Holding — Chasanow, J.
- The U.S. District Court for the District of Maryland held that Choice Hotels International, Inc. was entitled to a default judgment confirming the arbitration award in the specified amounts, except for the costs of the action.
Rule
- A court may confirm an arbitration award if there is a valid arbitration agreement and no grounds for vacating the award are shown.
Reasoning
- The U.S. District Court for the District of Maryland reasoned that the plaintiff had established a valid contract that required arbitration for disputes arising from the agreement.
- The court confirmed that the arbitration award was appropriate and supported by evidence, given that the defendant had not challenged the award or provided any grounds for vacating it under the Federal Arbitration Act.
- The court noted that the plaintiff had filed the confirmation application within one year of the award being made, thus meeting the statutory requirements.
- It recognized that while default judgment could be granted, it must align with what was specified in the pleadings.
- The court also clarified that costs not requested in the original complaint could not be awarded through default judgment.
- Consequently, the court awarded the amount specified in the arbitration but denied the request for costs and clarified that post-judgment interest would be granted automatically as per law.

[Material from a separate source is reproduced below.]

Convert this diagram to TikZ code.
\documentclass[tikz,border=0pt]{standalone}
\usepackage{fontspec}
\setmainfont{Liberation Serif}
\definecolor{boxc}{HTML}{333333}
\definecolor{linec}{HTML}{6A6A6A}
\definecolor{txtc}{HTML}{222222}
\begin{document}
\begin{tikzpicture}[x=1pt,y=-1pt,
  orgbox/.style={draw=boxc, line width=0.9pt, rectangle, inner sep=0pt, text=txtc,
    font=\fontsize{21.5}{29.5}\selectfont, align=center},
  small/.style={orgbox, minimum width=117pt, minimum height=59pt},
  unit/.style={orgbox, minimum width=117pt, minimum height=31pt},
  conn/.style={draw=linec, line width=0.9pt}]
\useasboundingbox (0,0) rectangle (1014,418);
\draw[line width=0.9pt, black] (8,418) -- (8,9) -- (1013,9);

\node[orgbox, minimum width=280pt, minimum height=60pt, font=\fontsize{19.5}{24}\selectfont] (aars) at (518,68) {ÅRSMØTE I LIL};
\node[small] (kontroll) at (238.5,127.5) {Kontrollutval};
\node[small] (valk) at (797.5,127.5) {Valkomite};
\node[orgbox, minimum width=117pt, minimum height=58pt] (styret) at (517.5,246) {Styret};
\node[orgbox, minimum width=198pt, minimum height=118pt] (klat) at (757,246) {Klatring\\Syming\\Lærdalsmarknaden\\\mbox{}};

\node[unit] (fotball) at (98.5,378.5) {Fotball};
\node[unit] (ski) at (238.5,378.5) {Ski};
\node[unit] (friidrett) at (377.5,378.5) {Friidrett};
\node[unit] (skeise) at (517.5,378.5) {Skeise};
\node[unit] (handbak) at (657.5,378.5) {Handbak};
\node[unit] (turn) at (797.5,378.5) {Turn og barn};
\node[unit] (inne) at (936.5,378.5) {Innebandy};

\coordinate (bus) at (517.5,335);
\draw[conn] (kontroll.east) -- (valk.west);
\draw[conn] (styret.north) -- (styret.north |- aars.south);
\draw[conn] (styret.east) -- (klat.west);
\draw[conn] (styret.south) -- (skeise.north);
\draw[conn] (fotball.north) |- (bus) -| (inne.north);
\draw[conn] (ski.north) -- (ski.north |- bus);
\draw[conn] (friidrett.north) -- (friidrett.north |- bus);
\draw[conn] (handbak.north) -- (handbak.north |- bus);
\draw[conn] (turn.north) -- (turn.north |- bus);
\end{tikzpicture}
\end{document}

Deep Dive: How the Court Reached Its Decision
Jurisdiction and Contract Validity
The court began its reasoning by affirming that it had jurisdiction to confirm the arbitration award due to the existence of a valid franchise agreement between the parties, which explicitly mandated arbitration for any disputes arising from the agreement. The franchise agreement indicated that any controversies would be resolved through arbitration, and the court observed that the arbitration proceeding complied with the terms set forth in the agreement. Additionally, the court noted that the parties were diverse in citizenship and the amount in controversy exceeded the jurisdictional minimum, thus affirming its authority to adjudicate the matter under 28 U.S.C. § 1332(a). The plaintiff filed the application for confirmation of the arbitration award within one year of the award being issued, satisfying the statutory requirement of 9 U.S.C. § 9. As such, the court confirmed that the necessary legal framework for the arbitration was established, and the award could be reviewed under these provisions.

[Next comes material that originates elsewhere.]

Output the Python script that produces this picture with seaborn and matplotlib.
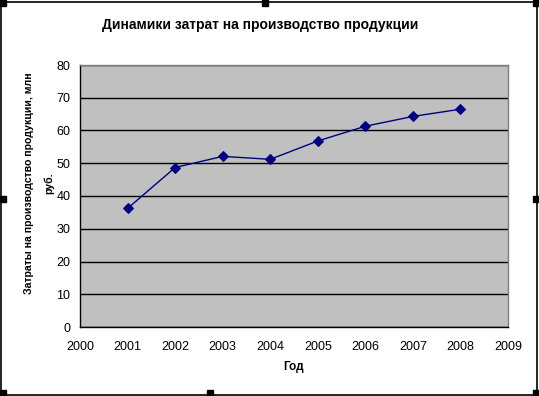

Review of Arbitration Award
The court emphasized that the review of arbitration awards is limited and highly deferential, designed to uphold the finality and efficiency of the arbitration process. Under the Federal Arbitration Act, a court may vacate an award only on specific grounds, such as corruption, evident partiality of the arbitrators, misconduct, or if the arbitrators exceeded their powers. In this case, the court found no evidence that the arbitration award was procured through improper means or that the arbitrator acted beyond their authority. Moreover, the court indicated that a mere misinterpretation of the contract or an error of law would not suffice to vacate the award, reinforcing the principle that courts should not interfere with the arbitrator's decision unless the narrow grounds for vacatur were met. Thus, the court concluded that the arbitration award was valid and should be confirmed.

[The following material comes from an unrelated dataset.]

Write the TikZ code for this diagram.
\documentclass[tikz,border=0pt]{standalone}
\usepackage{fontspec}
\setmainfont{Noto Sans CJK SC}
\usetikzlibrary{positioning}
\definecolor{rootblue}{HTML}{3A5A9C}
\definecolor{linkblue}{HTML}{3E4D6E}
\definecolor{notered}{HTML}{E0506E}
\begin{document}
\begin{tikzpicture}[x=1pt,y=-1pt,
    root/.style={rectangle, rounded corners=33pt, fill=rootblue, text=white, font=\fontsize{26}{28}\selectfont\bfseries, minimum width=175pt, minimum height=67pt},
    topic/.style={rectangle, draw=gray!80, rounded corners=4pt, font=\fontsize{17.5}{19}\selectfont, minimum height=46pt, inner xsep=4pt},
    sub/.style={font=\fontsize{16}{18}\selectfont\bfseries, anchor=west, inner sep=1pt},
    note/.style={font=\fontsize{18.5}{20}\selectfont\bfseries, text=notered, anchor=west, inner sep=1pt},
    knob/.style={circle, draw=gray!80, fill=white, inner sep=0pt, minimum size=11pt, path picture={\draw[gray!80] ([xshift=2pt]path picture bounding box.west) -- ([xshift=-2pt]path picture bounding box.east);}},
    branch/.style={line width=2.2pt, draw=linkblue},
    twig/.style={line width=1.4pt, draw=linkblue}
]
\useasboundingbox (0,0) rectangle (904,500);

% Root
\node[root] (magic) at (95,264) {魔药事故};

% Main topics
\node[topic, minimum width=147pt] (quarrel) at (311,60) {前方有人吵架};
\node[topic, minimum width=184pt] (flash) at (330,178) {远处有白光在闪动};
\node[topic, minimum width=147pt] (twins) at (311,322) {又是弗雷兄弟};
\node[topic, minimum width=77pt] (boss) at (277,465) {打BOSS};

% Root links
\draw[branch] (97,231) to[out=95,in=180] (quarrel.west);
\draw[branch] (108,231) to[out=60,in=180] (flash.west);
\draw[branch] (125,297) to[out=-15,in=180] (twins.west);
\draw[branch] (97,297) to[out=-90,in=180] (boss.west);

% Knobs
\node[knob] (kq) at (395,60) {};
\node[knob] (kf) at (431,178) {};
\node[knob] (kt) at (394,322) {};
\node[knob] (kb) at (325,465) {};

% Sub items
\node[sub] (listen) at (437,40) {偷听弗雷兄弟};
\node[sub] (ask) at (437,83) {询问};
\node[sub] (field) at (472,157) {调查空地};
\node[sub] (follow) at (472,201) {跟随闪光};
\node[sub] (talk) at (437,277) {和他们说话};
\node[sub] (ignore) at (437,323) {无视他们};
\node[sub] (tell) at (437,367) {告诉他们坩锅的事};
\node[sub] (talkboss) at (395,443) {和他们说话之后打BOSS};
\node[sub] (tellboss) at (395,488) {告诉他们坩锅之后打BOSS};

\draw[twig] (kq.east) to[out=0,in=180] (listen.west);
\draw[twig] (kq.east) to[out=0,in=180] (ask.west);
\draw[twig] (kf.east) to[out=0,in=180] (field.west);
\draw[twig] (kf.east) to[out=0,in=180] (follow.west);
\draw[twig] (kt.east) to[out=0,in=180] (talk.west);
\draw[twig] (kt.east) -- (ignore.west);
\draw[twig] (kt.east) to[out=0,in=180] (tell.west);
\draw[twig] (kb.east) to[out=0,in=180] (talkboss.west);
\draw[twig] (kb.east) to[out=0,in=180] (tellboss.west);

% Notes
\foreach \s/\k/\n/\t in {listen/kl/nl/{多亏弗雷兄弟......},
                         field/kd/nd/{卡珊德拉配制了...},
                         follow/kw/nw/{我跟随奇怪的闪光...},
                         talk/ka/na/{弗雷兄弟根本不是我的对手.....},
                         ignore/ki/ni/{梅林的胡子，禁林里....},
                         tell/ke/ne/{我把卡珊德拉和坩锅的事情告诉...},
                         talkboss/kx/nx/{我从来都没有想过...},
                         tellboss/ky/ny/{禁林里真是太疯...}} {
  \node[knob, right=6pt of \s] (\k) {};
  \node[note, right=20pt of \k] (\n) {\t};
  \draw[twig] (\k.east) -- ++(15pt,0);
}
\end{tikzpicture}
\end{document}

Default Judgment Considerations
The court acknowledged the procedural aspects of obtaining a default judgment, explaining that a defendant's failure to respond does not automatically entitle the plaintiff to a judgment. Instead, the court retains discretion to grant or deny default judgments based on the merits of the case. It reiterated that upon entry of default, the well-pled allegations in the complaint regarding liability are accepted as true, but the same does not apply to damages, which must be substantiated with adequate evidence. The court observed that the plaintiff's request for a specific amount aligned with the arbitration award and was consistent with the pleadings, which allowed for the awarding of that amount in a default judgment. The court also highlighted the necessity for any awarded damages not to exceed what was specified in the pleadings, thus ensuring fairness to the defendant.
Costs and Interest
While the court granted the plaintiff's request for a default judgment reflecting the arbitration award, it denied the request for recovery of costs associated with filing the action. The court clarified that costs must be explicitly requested in the original complaint to be awarded through a default judgment, which was not the case here. Additionally, the court noted that post-judgment interest would be automatically granted by operation of law, under 28 U.S.C. § 1961(a), meaning it did not need to be specifically awarded in the judgment. This clarification ensured that the plaintiff would still benefit from interest accruing on the judgment amount until it was fully paid, aligning with statutory provisions. Thus, while confirming the arbitration award, the court carefully delineated what could and could not be awarded in the context of the default judgment.
Conclusion of the Judgment
In conclusion, the court granted the motion for default judgment in part, confirming the arbitration award amounting to $79,120.68, which included past due franchise fees, liquidated damages, and arbitration costs. However, it denied the request for additional costs and emphasized that post-judgment interest would accrue as a matter of law. The court's decision underscored the importance of adhering to both the contractual obligations set forth in the franchise agreement and the procedural requirements under the Federal Arbitration Act. This ruling reinforced the principle that arbitration awards are to be respected and confirmed by the courts unless compelling reasons suggest otherwise. Ultimately, the court's ruling provided a clear resolution to the dispute arising from the breach of the franchise agreement while adhering to legal standards governing arbitration and default judgments.